▸ Source material:
>>>
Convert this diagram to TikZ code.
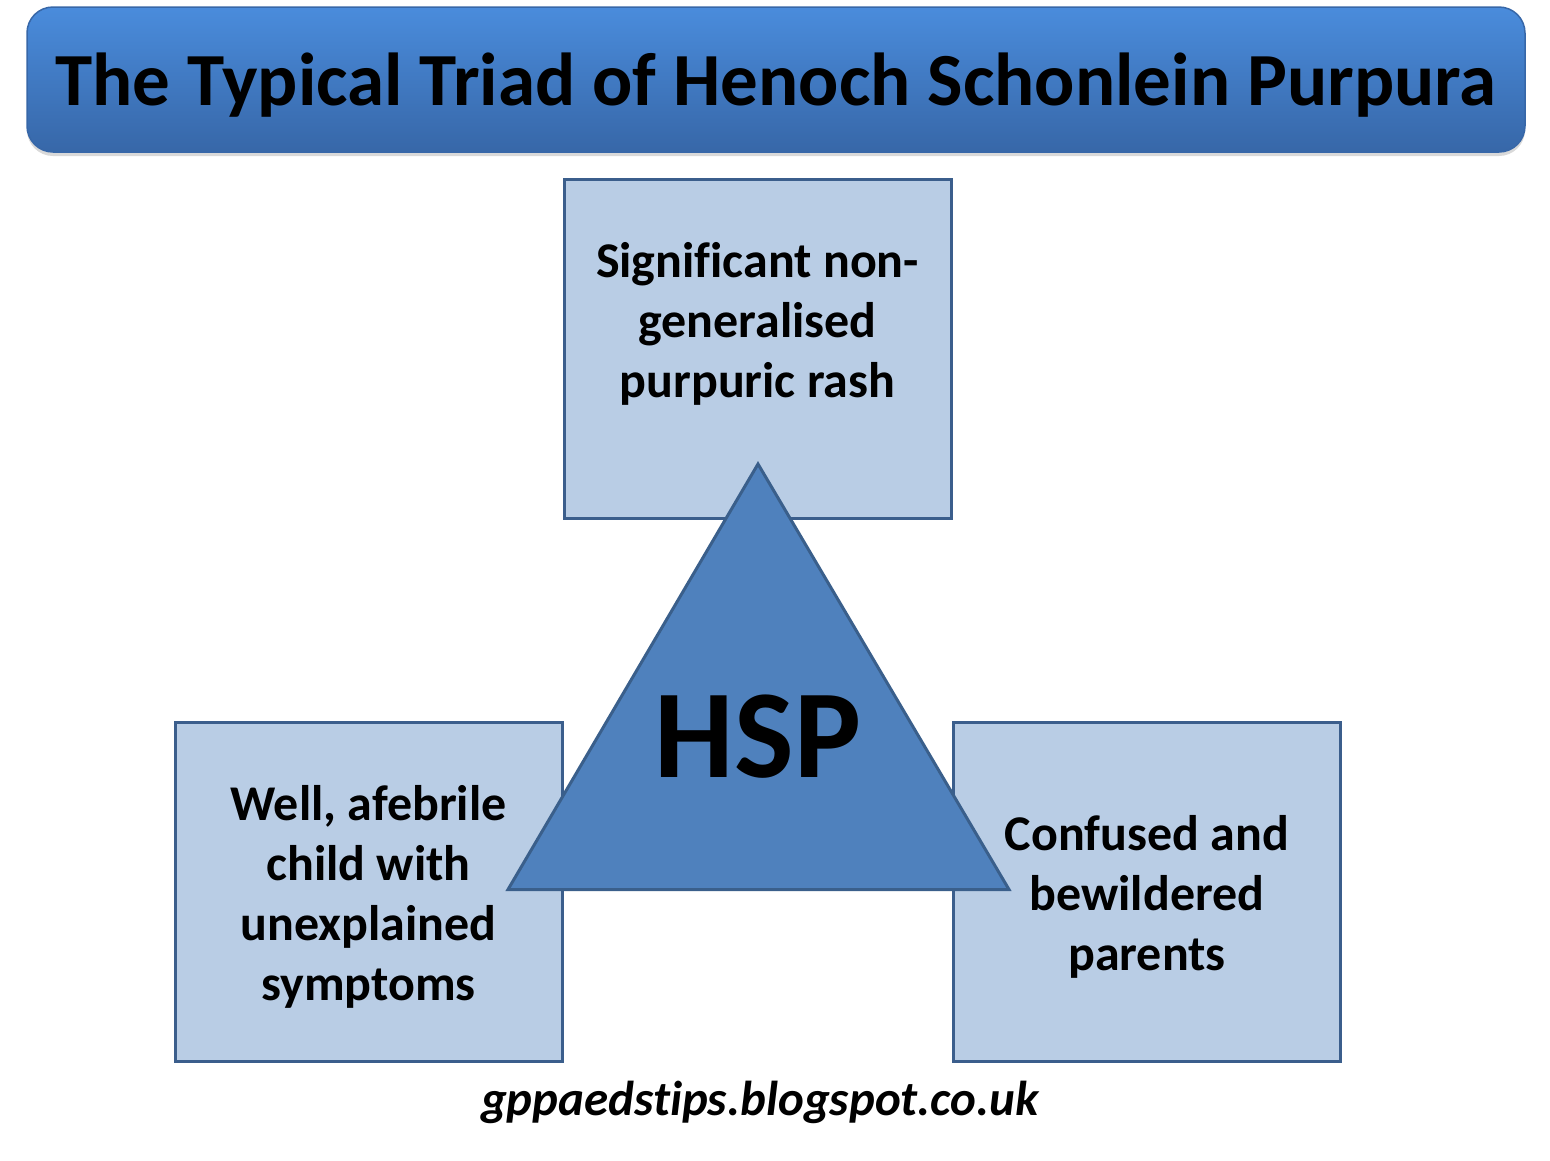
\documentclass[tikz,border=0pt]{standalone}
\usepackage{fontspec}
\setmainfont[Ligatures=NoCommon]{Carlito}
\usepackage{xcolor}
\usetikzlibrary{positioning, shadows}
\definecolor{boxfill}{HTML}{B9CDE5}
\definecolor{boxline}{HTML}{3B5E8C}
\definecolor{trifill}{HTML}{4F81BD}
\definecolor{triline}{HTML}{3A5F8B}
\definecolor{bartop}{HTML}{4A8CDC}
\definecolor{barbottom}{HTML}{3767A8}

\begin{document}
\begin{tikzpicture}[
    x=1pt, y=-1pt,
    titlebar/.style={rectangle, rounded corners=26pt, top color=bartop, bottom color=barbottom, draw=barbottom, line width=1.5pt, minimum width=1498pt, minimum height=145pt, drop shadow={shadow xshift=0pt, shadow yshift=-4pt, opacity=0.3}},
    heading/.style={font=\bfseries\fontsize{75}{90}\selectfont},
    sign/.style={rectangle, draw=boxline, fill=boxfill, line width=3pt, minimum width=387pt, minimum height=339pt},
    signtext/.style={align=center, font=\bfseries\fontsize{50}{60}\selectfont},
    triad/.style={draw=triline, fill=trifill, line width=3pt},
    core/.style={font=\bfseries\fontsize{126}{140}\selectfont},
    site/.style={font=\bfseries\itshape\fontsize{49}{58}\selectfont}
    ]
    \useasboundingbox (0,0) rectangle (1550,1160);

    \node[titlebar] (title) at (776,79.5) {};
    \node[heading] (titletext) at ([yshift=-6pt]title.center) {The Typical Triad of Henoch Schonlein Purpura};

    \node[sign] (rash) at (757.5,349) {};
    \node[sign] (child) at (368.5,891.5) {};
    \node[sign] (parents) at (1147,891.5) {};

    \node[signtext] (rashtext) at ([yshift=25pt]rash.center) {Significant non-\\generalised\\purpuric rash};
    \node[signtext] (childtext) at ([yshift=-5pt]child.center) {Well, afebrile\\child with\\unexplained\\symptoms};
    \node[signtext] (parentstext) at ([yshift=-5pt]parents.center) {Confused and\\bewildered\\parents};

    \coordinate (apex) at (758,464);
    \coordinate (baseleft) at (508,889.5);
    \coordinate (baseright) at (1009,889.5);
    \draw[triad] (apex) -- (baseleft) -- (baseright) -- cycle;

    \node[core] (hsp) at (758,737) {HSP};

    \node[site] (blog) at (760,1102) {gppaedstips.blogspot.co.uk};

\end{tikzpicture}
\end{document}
<<<
Write out each line again precisely as it appears, skipping every picture.

▸ Result of the task:
Convert this diagram to TikZ code.
\documentclass[tikz,border=0pt]{standalone}
\usepackage{fontspec}
\setmainfont[Ligatures=NoCommon]{Carlito}
\usepackage{xcolor}
\usetikzlibrary{positioning, shadows}
\definecolor{boxfill}{HTML}{B9CDE5}
\definecolor{boxline}{HTML}{3B5E8C}
\definecolor{trifill}{HTML}{4F81BD}
\definecolor{triline}{HTML}{3A5F8B}
\definecolor{bartop}{HTML}{4A8CDC}
\definecolor{barbottom}{HTML}{3767A8}

\begin{document}
\begin{tikzpicture}[
    x=1pt, y=-1pt,
    titlebar/.style={rectangle, rounded corners=26pt, top color=bartop, bottom color=barbottom, draw=barbottom, line width=1.5pt, minimum width=1498pt, minimum height=145pt, drop shadow={shadow xshift=0pt, shadow yshift=-4pt, opacity=0.3}},
    heading/.style={font=\bfseries\fontsize{75}{90}\selectfont},
    sign/.style={rectangle, draw=boxline, fill=boxfill, line width=3pt, minimum width=387pt, minimum height=339pt},
    signtext/.style={align=center, font=\bfseries\fontsize{50}{60}\selectfont},
    triad/.style={draw=triline, fill=trifill, line width=3pt},
    core/.style={font=\bfseries\fontsize{126}{140}\selectfont},
    site/.style={font=\bfseries\itshape\fontsize{49}{58}\selectfont}
    ]
    \useasboundingbox (0,0) rectangle (1550,1160);

    \node[titlebar] (title) at (776,79.5) {};
    \node[heading] (titletext) at ([yshift=-6pt]title.center) {The Typical Triad of Henoch Schonlein Purpura};

    \node[sign] (rash) at (757.5,349) {};
    \node[sign] (child) at (368.5,891.5) {};
    \node[sign] (parents) at (1147,891.5) {};

    \node[signtext] (rashtext) at ([yshift=25pt]rash.center) {Significant non-\\generalised\\purpuric rash};
    \node[signtext] (childtext) at ([yshift=-5pt]child.center) {Well, afebrile\\child with\\unexplained\\symptoms};
    \node[signtext] (parentstext) at ([yshift=-5pt]parents.center) {Confused and\\bewildered\\parents};

    \coordinate (apex) at (758,464);
    \coordinate (baseleft) at (508,889.5);
    \coordinate (baseright) at (1009,889.5);
    \draw[triad] (apex) -- (baseleft) -- (baseright) -- cycle;

    \node[core] (hsp) at (758,737) {HSP};

    \node[site] (blog) at (760,1102) {gppaedstips.blogspot.co.uk};

\end{tikzpicture}
\end{document}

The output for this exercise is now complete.